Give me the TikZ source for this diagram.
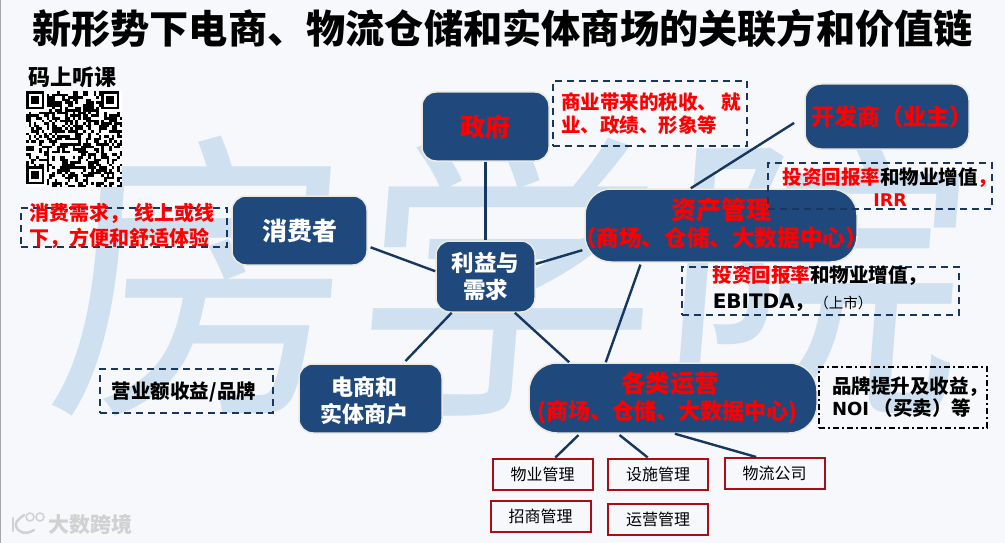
\documentclass[tikz,border=0pt]{standalone}
\usepackage{fontspec}
\usepackage{xcolor}
\setmainfont{Noto Sans CJK SC}
\newfontfamily\latinfont{DejaVu Sans}
\definecolor{navy}{HTML}{1F497D}
\definecolor{linkblue}{HTML}{17375E}
\definecolor{halo}{HTML}{ECEAE0}
\definecolor{boxred}{HTML}{A80F14}
\definecolor{washblue}{HTML}{CFE1F0}
\definecolor{paper}{HTML}{F6F8FB}
\newcommand{\lat}[1]{{\latinfont #1}}
\tikzset{
  bluebox/.style={fill=navy,draw=halo,line width=1.5pt,rounded corners=14pt,inner sep=0pt,align=center},
  notebox/.style={draw=linkblue,line width=1.5pt,dash pattern=on 7pt off 5pt,inner sep=0pt},
  redbox/.style={draw=boxred,line width=2pt,inner sep=0pt,minimum width=100pt,minimum height=31pt,font=\fontsize{16}{18}\selectfont},
  link/.style={draw=linkblue,line width=2.4pt},
  whitetxt/.style={text=white,font=\bfseries\fontsize{22.5}{27}\selectfont},
  redtxt/.style={text=red,font=\bfseries\fontsize{22.6}{28}\selectfont,inner sep=0pt,align=center},
  notetxt/.style={font=\bfseries\fontsize{19.5}{24}\selectfont,inner sep=0pt}
}
\begin{document}
\begin{tikzpicture}[x=1pt,y=-1pt]
  \useasboundingbox (0,0) rectangle (1005,543);
  % Background and the big wash behind everything
  \fill[paper] (0,0) rectangle (1005,543);
  \draw[gray!70,line width=1pt] (0.5,0) -- (0.5,543);
  \node[text=washblue,inner sep=0pt,font=\fontsize{305}{305}\selectfont,xslant=0.08] (wash) at (510,275) {房学院};
  % Title
  \node[inner sep=0pt,font=\bfseries\fontsize{39.2}{39.2}\selectfont] (title) at (502.5,29) {新形势下电商、物流仓储和实体商场的关联方和价值链};
  % QR code with its caption
  \node[inner sep=0pt,font=\bfseries\fontsize{22}{22}\selectfont] (qrcap) at (72,77) {码上听课};
  \fill[white] (26,91) rectangle (122,187);
  \pgfmathsetseed{11}
  \foreach \qx in {0,...,36} {
    \foreach \qy in {0,...,36} {
      \pgfmathrandominteger{\qbit}{0}{1}
      \ifnum\qbit=1 \fill[black] ({26+\qx*2.6},{91+\qy*2.6}) rectangle +(2.6,2.6); \fi
    }
  }
  \foreach \fx/\fy in {26/91,101.2/91,26/166.2} {
    \fill[white] (\fx,\fy) rectangle +(20.8,20.8);
    \fill[black] (\fx,\fy) rectangle +(18.2,18.2);
    \fill[white] ({\fx+2.6},{\fy+2.6}) rectangle +(13,13);
    \fill[black] ({\fx+5.2},{\fy+5.2}) rectangle +(7.8,7.8);
  }
  % Blue boxes
  \node[bluebox,whitetxt,minimum width=99pt,minimum height=71pt] (hub) at (485.5,276.5) {利益与\\需求};
  \node[bluebox,minimum width=127pt,minimum height=69pt] (gov) at (485.5,126.5) {\textcolor{red}{\bfseries\fontsize{25}{25}\selectfont 政府}};
  \node[bluebox,whitetxt,minimum width=135pt,minimum height=69pt,font=\bfseries\fontsize{25}{25}\selectfont] (consumer) at (299.5,230.5) {消费者};
  \node[bluebox,minimum width=164pt,minimum height=65pt,rounded corners=16pt] (developer) at (887,116.5) {};
  \node[bluebox,minimum width=272pt,minimum height=73pt,rounded corners=26pt] (asset) at (721,225.5) {};
  \node[bluebox,minimum width=143pt,minimum height=69pt] (merchant) at (370.5,398.5) {};
  \node[bluebox,minimum width=288pt,minimum height=70pt,rounded corners=28pt] (ops) at (673,398) {};
  % Texts set over their boxes
  \node[redtxt,font=\bfseries\fontsize{23}{25}\selectfont] (developertxt) at (892,117) {开发商（业主）};
  \node[redtxt,font=\bfseries\fontsize{25}{25}\selectfont] (assethead) at (721,210) {资产管理};
  \node[redtxt] (assetsub) at (721,238) {（商场、仓储、大数据中心）};
  \node[redtxt,font=\bfseries\fontsize{24.5}{25}\selectfont] (opshead) at (670,383) {各类运营};
  \node[redtxt,font=\bfseries\fontsize{22}{28}\selectfont] (opssub) at (667,412) {(商场、仓储、大数据中心)};
  \node[whitetxt,inner sep=0pt,align=center,font=\bfseries\fontsize{22}{27}\selectfont] (merchanttxt) at (364,400.5) {电商和\\实体商户};
  % Red boxes
  \node[redbox] (pm) at (542.5,474) {物业管理};
  \node[redbox] (facility) at (658,474) {设施管理};
  \node[redbox] (logistics) at (774.5,473.5) {物流公司};
  \node[redbox] (leasing) at (540.5,516.5) {招商管理};
  \node[redbox] (running) at (658,519.5) {运营管理};
  % Connectors
  \draw[link] (gov.south) -- (hub.north);
  \draw[link,shorten <=3pt] (consumer.-13.7) -- (hub.174);
  \draw[link,shorten <=2pt] (asset.190.8) -- (hub.14.2);
  \draw[link,shorten <=3pt] (merchant.47.6) -- (hub.227.5);
  \draw[link] (hub.-51) -- (ops.161.7);
  \draw[link,shorten <=2pt] (asset.205.9) -- (ops.152.4);
  \draw[link,shorten <=12pt] (developer.west) -- (asset.129);
  \draw[link,shorten <=2pt] (ops.201.3) -- (pm.52);
  \draw[link,shorten <=2pt] (ops.213) -- (facility.122);
  \draw[link] (ops.-87) -- (logistics.138);
  % Dashed notes
  \node[notebox,minimum width=206pt,minimum height=39pt] (consumernote) at (124,227.5) {};
  \node[notetxt,text=red,align=left,font=\bfseries\fontsize{20}{25}\selectfont] (consumertxt) at (122,226) {消费需求， 线上或线\\下，方便和舒适体验};
  \node[notebox,minimum width=194pt,minimum height=65pt] (govnote) at (650,113.5) {};
  \node[notetxt,text=red,align=left,font=\bfseries\fontsize{19.5}{23}\selectfont] (govtxt) at (651,113.5) {商业带来的税收、 就\\业、政绩、形象等};
  \node[notebox,minimum width=224pt,minimum height=46pt] (devnote) at (880,186) {};
  \node[notetxt,align=center,font=\bfseries\fontsize{19.5}{22}\selectfont] (devtxt) at (890,187) {\textcolor{red}{投资回报率}和物业增值\textcolor{red}{，}\\\textcolor{red}{\lat{\fontsize{17.5}{22}\selectfont IRR}}};
  \node[notebox,minimum width=277pt,minimum height=48pt] (assetnote) at (820.5,291) {};
  \node[notetxt,align=left,font=\bfseries\fontsize{19.5}{26}\selectfont] (assettxt) at (820,289) {\textcolor{red}{投资回报率}和物业增值，\\\lat{\fontsize{20}{26}\selectfont EBITDA}，{\mdseries\fontsize{14.5}{26}\selectfont （上市）}};
  \node[notebox,minimum width=173pt,minimum height=44pt] (merchantnote) at (186.5,391) {};
  \node[notetxt] (merchantnotetxt) at (184,392) {营业额收益/品牌};
  \node[notebox,draw=black,dash pattern=on 6pt off 3pt on 2pt off 3pt,minimum width=168pt,minimum height=61pt] (opsnote) at (903,397.5) {};
  \node[notetxt,align=left,font=\bfseries\fontsize{19.5}{22}\selectfont] (opstxt) at (910,397) {品牌提升及收益，\\\lat{\fontsize{18}{22}\selectfont NOI} （买卖）等};
  % Corner mark
  \node[inner sep=0pt,text=black!18,font=\bfseries\fontsize{21}{21}\selectfont] (marktxt) at (90.5,524) {大数跨境};
  \draw[black!18,line width=2.5pt,line cap=round] (13,518) -- (13,531);
  \draw[black!18,line width=2.5pt,line cap=round] (24,515) .. controls (17,520) and (15,523) .. (16,526) .. controls (18,533) and (26,535) .. (34,530);
  \draw[black!18,line width=1.5pt] (30,517) circle (4) (40,517) circle (4);
\end{tikzpicture}
\end{document}
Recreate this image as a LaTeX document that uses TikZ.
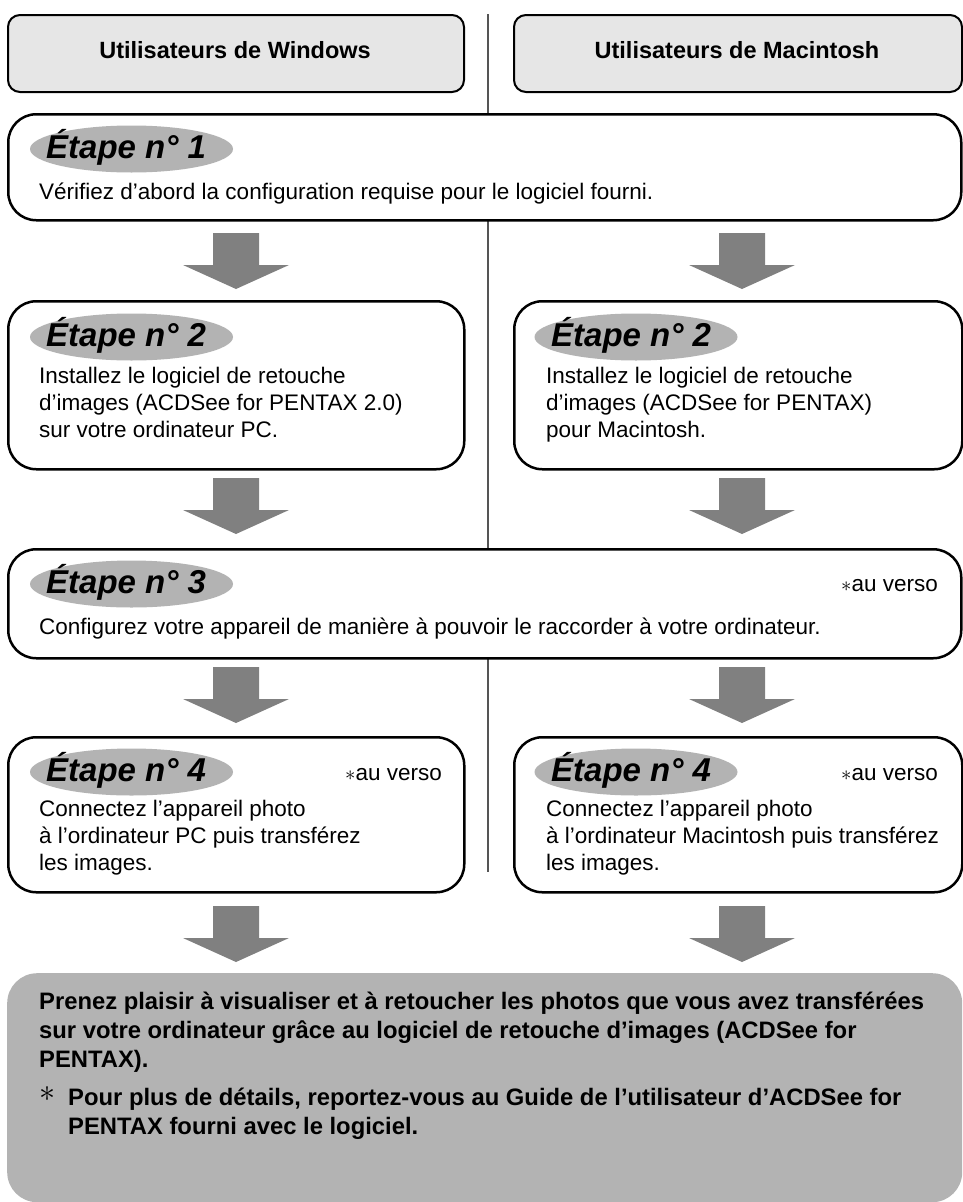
\documentclass[tikz,border=0pt]{standalone}
\usepackage{fontspec}
\setmainfont{Liberation Sans}
\usetikzlibrary{shapes.geometric}
\definecolor{hdrgray}{HTML}{E6E6E6}
\definecolor{pillgray}{HTML}{B3B3B3}
\definecolor{arrgray}{HTML}{808080}
\definecolor{endgray}{HTML}{B3B3B3}
\definecolor{linegray}{HTML}{555555}
\begin{document}
\begin{tikzpicture}[x=1pt,y=-1pt,
  hdr/.style={draw=black, line width=2pt, fill=hdrgray, rounded corners=12pt, anchor=north west, inner sep=0pt},
  hdrtxt/.style={font=\fontsize{23.5}{28}\selectfont\bfseries, anchor=base, inner sep=0pt},
  stepbox/.style={draw=black, line width=2.5pt, fill=white, rounded corners=28pt, anchor=north west, inner sep=0pt},
  pill/.style={ellipse, fill=pillgray, minimum width=203pt, minimum height=47pt, inner sep=0pt},
  pilltxt/.style={font=\fontsize{33}{33}\selectfont\bfseries\itshape, anchor=base west, inner sep=0pt},
  body/.style={font=\fontsize{22.5}{27}\selectfont, anchor=base west, inner sep=0pt, align=left},
  verso/.style={font=\fontsize{22.5}{27}\selectfont, anchor=base east, inner sep=0pt},
  endbox/.style={fill=endgray, rounded corners=30pt, anchor=north west, inner sep=0pt},
  endtxt/.style={font=\fontsize{23.8}{29}\selectfont\bfseries, anchor=base west, inner sep=0pt, align=left},
  divider/.style={draw=linegray, line width=1.2pt},
  downarrow/.pic={\fill[arrgray] (-23,0) -- (23,0) -- (23,32) -- (53,32) -- (0,56) -- (-53,32) -- (-23,32) -- cycle;}
]
\useasboundingbox (0,0) rectangle (962,1202);
% divider
\coordinate (dtop) at (488,14);
\coordinate (dbot) at (488,872);
\draw[divider] (dtop) -- (dbot);
% headers
\node[hdr, minimum width=456pt, minimum height=77pt] (hw) at (7,14) {};
\node[hdr, minimum width=448pt, minimum height=77pt] (hm) at (513,14) {};
\node[hdrtxt] (hwt) at (235,58) {Utilisateurs de Windows};
\node[hdrtxt] (hmt) at (737,58) {Utilisateurs de Macintosh};
% step 1
\node[stepbox, minimum width=953pt, minimum height=106pt] (s1) at (7,113) {};
\node[pill] (p1) at (131.5,149) {};
\node[pilltxt] (p1t) at (46,158) {Étape n° 1};
\node[body] (s1t) at (39,199) {Vérifiez d’abord la configuration requise pour le logiciel fourni.};
% arrows 1
\pic at (236,233) {downarrow};
\pic at (742,233) {downarrow};
% step 2
\node[stepbox, minimum width=456pt, minimum height=168pt] (s2w) at (7,300) {};
\node[stepbox, minimum width=448pt, minimum height=168pt] (s2m) at (513,300) {};
\node[pill] (p2w) at (131.5,337) {};
\node[pilltxt] (p2wt) at (46,346) {Étape n° 2};
\node[pill] (p2m) at (636,337) {};
\node[pilltxt] (p2mt) at (551,346) {Étape n° 2};
\node[body] (s2wt) at (39,437) {Installez le logiciel de retouche\\d’images (ACDSee for PENTAX 2.0)\\sur votre ordinateur PC.};
\node[body] (s2mt) at (546,437) {Installez le logiciel de retouche\\d’images (ACDSee for PENTAX)\\pour Macintosh.};
% arrows 2
\pic at (236,478) {downarrow};
\pic at (742,478) {downarrow};
% step 3
\node[stepbox, minimum width=953pt, minimum height=109pt] (s3) at (7,548) {};
\node[pill] (p3) at (131.5,584) {};
\node[pilltxt] (p3t) at (46,593) {Étape n° 3};
\node[verso] (v3) at (938,591) {$\ast$au verso};
\node[body] (s3t) at (39,634) {Configurez votre appareil de manière à pouvoir le raccorder à votre ordinateur.};
% arrows 3
\pic at (236,667) {downarrow};
\pic at (742,667) {downarrow};
% step 4
\node[stepbox, minimum width=456pt, minimum height=155pt] (s4w) at (7,736) {};
\node[stepbox, minimum width=448pt, minimum height=155pt] (s4m) at (513,736) {};
\node[pill] (p4w) at (131.5,772) {};
\node[pilltxt] (p4wt) at (46,781) {Étape n° 4};
\node[verso] (v4w) at (442,780) {$\ast$au verso};
\node[pill] (p4m) at (636,772) {};
\node[pilltxt] (p4mt) at (551,781) {Étape n° 4};
\node[verso] (v4m) at (938,780) {$\ast$au verso};
\node[body] (s4wt) at (39,870) {Connectez l’appareil photo\\à l’ordinateur PC puis transférez\\les images.};
\node[body] (s4mt) at (546,870) {Connectez l’appareil photo\\à l’ordinateur Macintosh puis transférez\\les images.};
% arrows 4
\pic at (236,906) {downarrow};
\pic at (742,906) {downarrow};
% final box
\node[endbox, minimum width=955pt, minimum height=229pt] (fin) at (7,973) {};
\node[endtxt] (fint) at (39,1067) {Prenez plaisir à visualiser et à retoucher les photos que vous avez transférées\\sur votre ordinateur grâce au logiciel de retouche d’images (ACDSee for\\PENTAX).};
\node[inner sep=0pt] (star) at (47.5,1094) {\scalebox{3.2}{$\ast$}};
\node[endtxt] (fnote) at (68,1134) {Pour plus de détails, reportez-vous au Guide de l’utilisateur d’ACDSee for\\PENTAX fourni avec le logiciel.};
\end{tikzpicture}
\end{document}
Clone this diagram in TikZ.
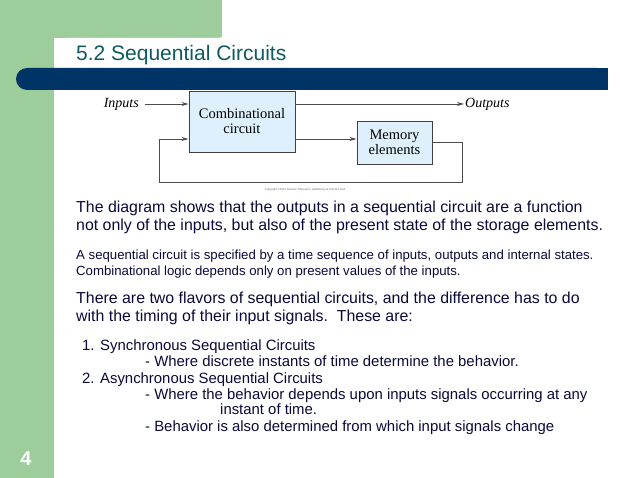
\documentclass[tikz,border=0pt]{standalone}
\usepackage{fontspec}
\setmainfont{Liberation Sans}
\newfontfamily\serifd{Liberation Serif}
\usetikzlibrary{arrows.meta}
\definecolor{grn}{HTML}{9DCD9A}
\definecolor{navy}{HTML}{003366}
\definecolor{ttl}{HTML}{0E5A5E}
\definecolor{txt}{HTML}{0A0A3A}
\definecolor{boxf}{HTML}{DDF0FB}
\begin{document}
\begin{tikzpicture}[x=1pt,y=-1pt,
  blk/.style={draw=black!75,fill=boxf,line width=0.9pt,inner sep=0,align=center,font=\serifd\fontsize{14.5}{15}\selectfont},
  lbl/.style={font=\serifd\itshape\fontsize{14}{15}\selectfont,inner sep=1pt},
  wire/.style={draw=black!70,line width=0.8pt},
  arr/.style={wire,-{Stealth[length=7pt,width=4pt]}},
  big/.style={anchor=base west,inner sep=0,text=txt,font=\fontsize{15.9}{18}\selectfont},
  small/.style={anchor=base west,inner sep=0,text=txt,font=\fontsize{13.2}{15}\selectfont},
  mid/.style={anchor=base west,inner sep=0,text=txt,font=\fontsize{14.9}{17}\selectfont}]
\useasboundingbox (0,0) rectangle (638,478);
\fill[grn] (0,0) rectangle (222,38);
\fill[grn] (0,0) rectangle (54,478);
\fill[white,rounded corners=12] (54,478) -- (54,38) -- (230,38) -- (230,0) -- (638,0) -- (638,478) -- cycle;
\fill[white] (222,0) rectangle (638,45);
\fill[navy,rounded corners=11] (16,68) rectangle (608,90);
\fill[navy] (590,68) rectangle (608,90);
\node[anchor=base west,inner sep=0,text=ttl,font=\fontsize{21}{24}\selectfont] (title) at (76,61) {5.2 Sequential Circuits};
% diagram
\node[blk,minimum width=106,minimum height=61] (comb) at (242,121.5) {Combinational\\circuit};
\node[blk,minimum width=75,minimum height=43] (mem) at (394.5,142.5) {Memory\\elements};
\node[lbl,anchor=east] (in) at (140,104) {Inputs};
\node[lbl,anchor=west] (out) at (464,104) {Outputs};
\coordinate (cin1) at (comb.west |- in);
\draw[arr] (145,104) -- (cin1);
\draw[arr] (comb.east |- out) -- (out.west);
\draw[arr] (comb.east |- 0,139) -- (mem.west |- 0,139);
\coordinate (r1) at (462,142);
\coordinate (r2) at (462,182);
\coordinate (l1) at (159,182);
\coordinate (l2) at (159,139);
\draw[wire] (mem.east |- r1) -- (r1) -- (r2) -- (l1) -- (l2);
\draw[arr] (l2) -- (comb.west |- l2);
\node[font=\fontsize{2.8}{3}\selectfont,text=black!60] (copy) at (305,190) {Copyright \textcopyright2013 Pearson Education, publishing as Prentice Hall};
% text
\node[big] (t1) at (76,213) {The diagram shows that the outputs in a sequential circuit are a function};
\node[big] (t2) at (76,231) {not only of the inputs, but also of the present state of the storage elements.};
\node[small] (t3) at (76,260) {A sequential circuit is specified by a time sequence of inputs, outputs and internal states.};
\node[small] (t4) at (76,276) {Combinational logic depends only on present values of the inputs.};
\node[big] (t5) at (76,304) {There are two flavors of sequential circuits, and the difference has to do};
\node[big] (t6) at (76,322) {with the timing of their input signals.\ \ These are:};
\node[mid] (i1) at (82,351) {1. Synchronous Sequential Circuits};
\node[mid] (i2) at (145,367) {- Where discrete instants of time determine the behavior.};
\node[mid] (i3) at (82,384) {2. Asynchronous Sequential Circuits};
\node[mid] (i4) at (145,400) {- Where the behavior depends upon inputs signals occurring at any};
\node[mid] (i5) at (220,415) {instant of time.};
\node[mid] (i6) at (145,432) {- Behavior is also determined from which input signals change};
\node[anchor=base,text=white,font=\bfseries\fontsize{20}{22}\selectfont] (pg) at (26,466) {4};
\end{tikzpicture}
\end{document}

::::::::::

Task statement:
Provide only the number of lines in the records containing the string "that".

Finished answer:
2